The highly perishable nature of most available writing media, such as papyrus, wood, and wax, ensured that the life expectancy of most documents was quite short. The sheer span of time between antiquity and the present constitutes a considerable barrier. Even today, it is difficult to imagine that the average modern person will leave behind any trace or record of his or her existence that will survive in an intelligible form 2,000 years into the future.

Despite all these challenges, the writings of average Romans have not been completely destroyed. Like the account of Anchorimphis and his pig, a few have improbably survived to be read today. Primary among these are the graffiti of Pompeii which were miraculously preserved by the volcanic ash produced by the eruption of Mount Vesuvius. These graffiti provided historians with a treasure trove of knowledge about ordinary Roman life.

Common Questions about Ancient Roman History

Q: How was the ancient Roman society divided?

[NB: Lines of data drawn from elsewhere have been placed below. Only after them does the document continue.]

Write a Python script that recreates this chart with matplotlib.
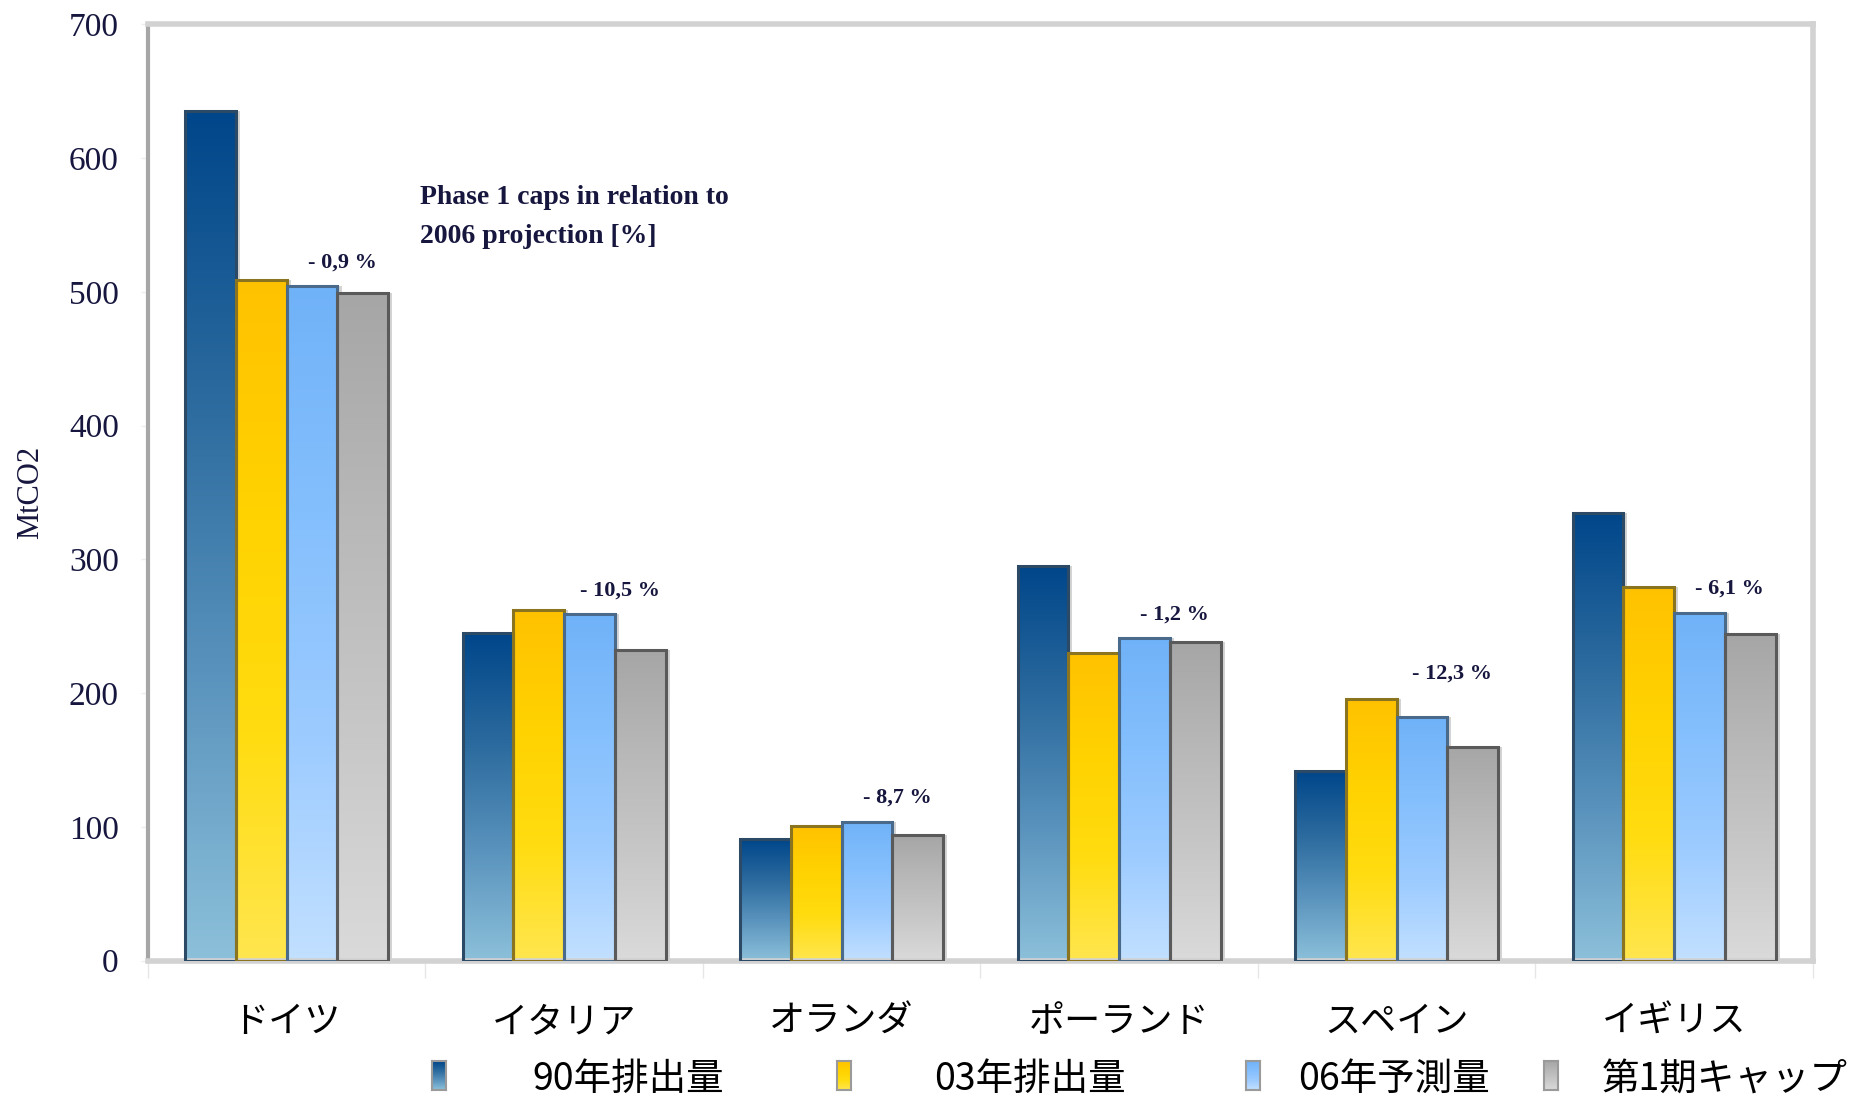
import matplotlib
matplotlib.use("Agg")
import matplotlib.pyplot as plt
import numpy as np
from matplotlib.colors import LinearSegmentedColormap


COUNTRIES = ["ドイツ", "イタリア", "オランダ", "ポーランド", "スペイン", "イギリス"]
SERIES_NAMES = ["90年排出量", "03年排出量", "06年予測量", "第1期キャップ"]

EMISSIONS_1990 = [635, 245, 91, 295, 142, 335]
EMISSIONS_2003 = [509, 262, 101, 230, 196, 279]
PROJECTION_2006 = [504, 259, 104, 241, 182, 260]
PHASE1_CAP = [499, 232, 94, 238, 160, 244]

CAP_CHANGE_LABELS = ["- 0,9 %", "- 10,5 %", "- 8,7 %", "- 1,2 %", "- 12,3 %", "- 6,1 %"]

Y_TICKS = [0, 100, 200, 300, 400, 500, 600, 700]

# gradient colours, bottom -> top
GRADIENTS = [
    ["#8cc0da", "#5a93bd", "#2b6a9e", "#00468a"],
    ["#ffe64f", "#ffdc10", "#ffd200", "#ffc200"],
    ["#c2e0ff", "#9ccbff", "#84bffd", "#70b2f8"],
    ["#dadada", "#c8c8c8", "#b8b8b8", "#a6a6a6"],
]
EDGE_COLORS = ["#2c4a66", "#8a7420", "#4a6a8c", "#5a5a5a"]

TEXT_NAVY = "#16163e"
SERIF = ["Liberation Serif", "DejaVu Serif"]
CJK = ["Noto Sans CJK JP", "DejaVu Sans"]


def gradient_image(ax, patch, cmap):
    x0, y0 = patch.get_xy()
    w, h = patch.get_width(), patch.get_height()
    grad = np.linspace(0, 1, 256).reshape(-1, 1)
    img = ax.imshow(
        grad,
        extent=(x0, x0 + w, y0, y0 + h),
        origin="lower",
        aspect="auto",
        cmap=cmap,
        zorder=1,
        interpolation="bilinear",
    )
    img.set_clip_path(patch)


def main() -> None:
    plt.rcParams["font.family"] = CJK

    series = [EMISSIONS_1990, EMISSIONS_2003, PROJECTION_2006, PHASE1_CAP]
    cmaps = [LinearSegmentedColormap.from_list(f"g{i}", c) for i, c in enumerate(GRADIENTS)]

    fig = plt.figure(figsize=(18.54, 10.98), dpi=100)
    ax = fig.add_axes([0.0798, 0.125, 0.898, 0.853])

    x = np.arange(len(COUNTRIES))
    width = 0.183
    offsets = (np.arange(4) - 1.5) * width

    for i, values in enumerate(series):
        bars = ax.bar(
            x + offsets[i],
            values,
            width,
            facecolor="none",
            edgecolor=EDGE_COLORS[i],
            linewidth=2.2,
            zorder=3,
        )
        for patch in bars.patches:
            gradient_image(ax, patch, cmaps[i])
        # thin grey shadow on the right side
        ax.bar(
            x + offsets[i] + width * 0.08,
            values,
            width,
            facecolor="#d4d4d4",
            edgecolor="none",
            zorder=0.5,
        )

    # Spain's label sits a little higher in the original
    nudges = [0, 0, 0, 0, 14, 0]
    for xi, proj, label, nudge in zip(x, PROJECTION_2006, CAP_CHANGE_LABELS, nudges):
        ax.annotate(
            label,
            xy=(xi + 0.2, proj),
            xytext=(0, 10 + nudge),
            textcoords="offset points",
            ha="center",
            va="bottom",
            fontsize=16,
            fontweight="bold",
            family=SERIF,
            color=TEXT_NAVY,
        )

    ax.text(
        0.48,
        580,
        "Phase 1 caps in relation to\n2006 projection [%]",
        ha="left",
        va="top",
        fontsize=20,
        fontweight="bold",
        family=SERIF,
        color=TEXT_NAVY,
        linespacing=1.75,
    )

    ax.set_xlim(-0.5, len(COUNTRIES) - 0.5)
    ax.set_ylim(0, 700)

    ax.set_yticks(Y_TICKS)
    ax.set_yticklabels([str(t) for t in Y_TICKS], family=SERIF, fontsize=24, color=TEXT_NAVY)
    ax.tick_params(axis="y", length=5, width=1, color="#eeeeee", pad=16)

    ax.set_xticks(x)
    ax.set_xticklabels(COUNTRIES, fontsize=26, color="black")
    ax.tick_params(axis="x", which="major", length=0, pad=31)
    ax.set_xticks(np.arange(len(COUNTRIES) + 1) - 0.5, minor=True)
    ax.tick_params(axis="x", which="minor", length=12, width=1, color="#e6e6e6")

    ax.set_ylabel("MtCO2", family=SERIF, fontsize=22, color=TEXT_NAVY)
    ax.yaxis.set_label_coords(-0.062, 0.5)

    ax.spines["left"].set_color("#a6a6a6")
    ax.spines["left"].set_linewidth(3)
    for side in ["top", "right", "bottom"]:
        ax.spines[side].set_color("#d2d2d2")
        ax.spines[side].set_linewidth(4)

    # legend laid out along the bottom edge
    marker_x = [0.2328, 0.4513, 0.6719, 0.8326]
    text_x = [0.287, 0.5038, 0.7001, 0.8641]
    for i, name in enumerate(SERIES_NAMES):
        max_ax = fig.add_axes([marker_x[i], 0.0075, 0.0075, 0.026])
        max_ax.imshow(
            np.linspace(0, 1, 64).reshape(-1, 1),
            origin="lower",
            aspect="auto",
            cmap=cmaps[i],
        )
        max_ax.set_xticks([])
        max_ax.set_yticks([])
        for spine in max_ax.spines.values():
            spine.set_color("#9a9a9a")
            spine.set_linewidth(1.5)
        fig.text(text_x[i], 0.017, name, ha="left", va="center", fontsize=27, color="black")

    fig.savefig("out.png", dpi=100, facecolor="white")
    plt.close(fig)


if __name__ == "__main__":
    main()
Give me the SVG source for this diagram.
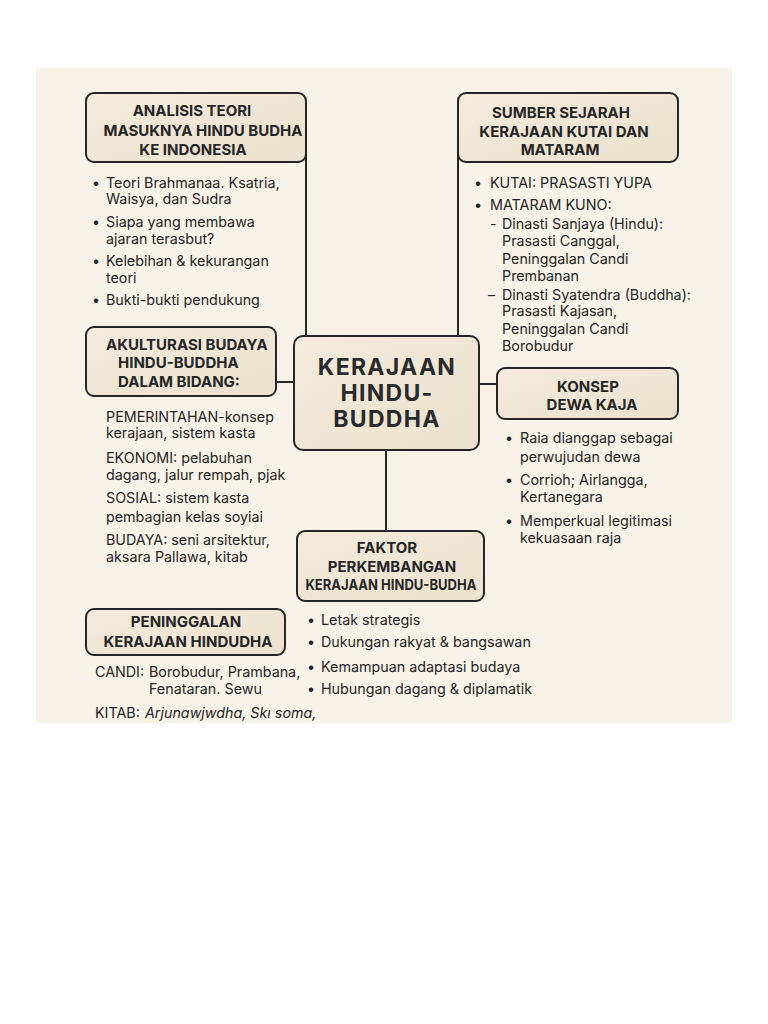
<svg xmlns="http://www.w3.org/2000/svg" width="768" height="1024" viewBox="0 0 768 1024">
<defs>
<linearGradient id="bf" x1="0" y1="0" x2="1" y2="1">
<stop offset="0" stop-color="#f3ebdc"/><stop offset="1" stop-color="#ebe1ce"/>
</linearGradient>
<style>
.box{fill:url(#bf);stroke:#262626;stroke-width:2}
.hd{font-family:Inter,"Noto Sans",sans-serif;font-weight:700;font-size:15px;fill:#262626}
.ct{font-family:Inter,"Noto Sans",sans-serif;font-weight:700;font-size:23px;letter-spacing:1.3px;fill:#2a2a2a;text-anchor:middle}
.tx{font-family:Inter,"Noto Sans",sans-serif;font-size:14.3px;fill:#262626}
.mid{text-anchor:middle}
.ln{stroke:#262626;stroke-width:2;fill:none}
</style>
</defs>
<rect x="0" y="0" width="768" height="1024" fill="#ffffff"/>
<rect x="36" y="68" width="696" height="655" fill="#f8f3e8"/>

<g id="connectors">
<line class="ln" x1="306" y1="150" x2="306" y2="337"/>
<line class="ln" x1="458" y1="150" x2="458" y2="337"/>
<line class="ln" x1="276" y1="382" x2="294" y2="382"/>
<line class="ln" x1="479" y1="384" x2="497" y2="384"/>
<line class="ln" x1="386" y1="450" x2="386" y2="531"/>
</g>

<g id="central">
<rect class="box" x="294" y="336" width="185" height="114" rx="9"/>
<text class="ct" x="387" y="375">KERAJAAN</text>
<text class="ct" x="387" y="401">HINDU-</text>
<text class="ct" x="387" y="427">BUDDHA</text>
</g>

<g id="analisis">
<rect class="box" x="86" y="93" width="220" height="69" rx="8"/>
<text class="hd mid" x="192" y="116">ANALISIS TEORI</text>
<text class="hd mid" x="203" y="136">MASUKNYA HINDU BUDHA</text>
<text class="hd mid" x="193" y="155">KE INDONESIA</text>
<g class="tx">
<text x="92" y="188">•</text><text x="106" y="188">Teori Brahmanaa. Ksatria,</text>
<text x="106" y="204">Waisya, dan Sudra</text>
<text x="92" y="227">•</text><text x="106" y="227">Siapa yang membawa</text>
<text x="106" y="244">ajaran terasbut?</text>
<text x="92" y="266">•</text><text x="106" y="266">Kelebihan &amp; kekurangan</text>
<text x="106" y="283">teori</text>
<text x="92" y="305">•</text><text x="106" y="305">Bukti-bukti pendukung</text>
</g>
</g>

<g id="sumber">
<rect class="box" x="458" y="93" width="220" height="69" rx="8"/>
<text class="hd mid" x="561" y="118">SUMBER SEJARAH</text>
<text class="hd mid" x="564" y="137">KERAJAAN KUTAI DAN</text>
<text class="hd mid" x="560" y="155">MATARAM</text>
<g class="tx">
<text x="474" y="188">•</text><text x="490" y="188">KUTAI: PRASASTI YUPA</text>
<text x="474" y="210">•</text><text x="490" y="210">MATARAM KUNO:</text>
<text x="490" y="229">-</text><text x="502" y="229">Dinasti Sanjaya (Hindu):</text>
<text x="502" y="246">Prasasti Canggal,</text>
<text x="502" y="264">Peninggalan Candi</text>
<text x="502" y="281">Prembanan</text>
<text x="488" y="300">–</text><text x="502" y="300">Dinasti Syatendra (Buddha):</text>
<text x="502" y="316">Prasasti Kajasan,</text>
<text x="502" y="334">Peninggalan Candi</text>
<text x="502" y="351">Borobudur</text>
</g>
</g>

<g id="akulturasi">
<rect class="box" x="86" y="327" width="190" height="69" rx="8"/>
<text class="hd" x="106" y="350">AKULTURASI BUDAYA</text>
<text class="hd" x="118" y="368">HINDU-BUDDHA</text>
<text class="hd" x="118" y="387">DALAM BIDANG:</text>
<g class="tx">
<text x="106" y="422">PEMERINTAHAN-konsep</text>
<text x="106" y="438">kerajaan, sistem kasta</text>
<text x="106" y="463">EKONOMI: pelabuhan</text>
<text x="106" y="480">dagang, jalur rempah, pjak</text>
<text x="106" y="503">SOSIAL: sistem kasta</text>
<text x="106" y="522">pembagian kelas soyiai</text>
<text x="106" y="545">BUDAYA: seni arsitektur,</text>
<text x="106" y="562">aksara Pallawa, kitab</text>
</g>
</g>

<g id="konsep">
<rect class="box" x="497" y="368" width="181" height="51" rx="8"/>
<text class="hd mid" x="588" y="392">KONSEP</text>
<text class="hd mid" x="592" y="410">DEWA KAJA</text>
<g class="tx">
<text x="505" y="443">•</text><text x="520" y="443">Raia dianggap sebagai</text>
<text x="520" y="462">perwujudan dewa</text>
<text x="505" y="485">•</text><text x="520" y="485">Corrioh; Airlangga,</text>
<text x="520" y="502">Kertanegara</text>
<text x="505" y="526">•</text><text x="520" y="526">Memperkual legitimasi</text>
<text x="520" y="543">kekuasaan raja</text>
</g>
</g>

<g id="faktor">
<rect class="box" x="297" y="531" width="187" height="70" rx="8"/>
<text class="hd mid" x="387" y="553">FAKTOR</text>
<text class="hd mid" x="392" y="572">PERKEMBANGAN</text>
<text class="hd mid" x="391" y="590" textLength="171" lengthAdjust="spacingAndGlyphs">KERAJAAN HINDU-BUDHA</text>
<g class="tx">
<text x="307" y="625">•</text><text x="321" y="625">Letak strategis</text>
<text x="307" y="647">•</text><text x="321" y="647">Dukungan rakyat &amp; bangsawan</text>
<text x="307" y="672">•</text><text x="321" y="672">Kemampuan adaptasi budaya</text>
<text x="307" y="694">•</text><text x="321" y="694">Hubungan dagang &amp; diplamatik</text>
</g>
</g>

<g id="peninggalan">
<rect class="box" x="86" y="609" width="199" height="46" rx="8"/>
<text class="hd mid" x="186" y="627">PENINGGALAN</text>
<text class="hd mid" x="188" y="647">KERAJAAN HINDUDHA</text>
<g class="tx">
<text x="95" y="677">CANDI:</text><text x="149" y="677">Borobudur, Prambana,</text>
<text x="149" y="694">Fenataran. Sewu</text>
<text x="95" y="718">KITAB:</text><text x="145" y="718" font-style="italic">Arjunawjwdha, Skı soma,</text>
</g>
</g>
</svg>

The people of ancient Rome were divided into two classes. The upper-class people, who were wealthy and held important roles in Roman society, were known as patricians. All other people were categorized as plebeian.

Q: Did ancient Rome have a middle class?

Ancient Rome didn’t have a middle class. There were just two classes, and the gap between the people in the upper class and those considered lower class was extremely large. In addition, the number of people who made up the upper, richer class was very small in comparison to the multitude of people who formed the lower, poorer class.

Q: How did Rome came to be?

The people who were the original inhabitants of the city of Rome, in present-day Italy, are known as Romans. Legend has it that the city of Rome was formed by Romulus, which became the center of the powerful Roman Empire.

Q: What language did the Romans speak?

The two official languages of the Roman Empire were Latin and Greek. However, Latin was the original language of the Romans and was used in all administrative, legislative, and military communication. Regionally, a few other languages were also used.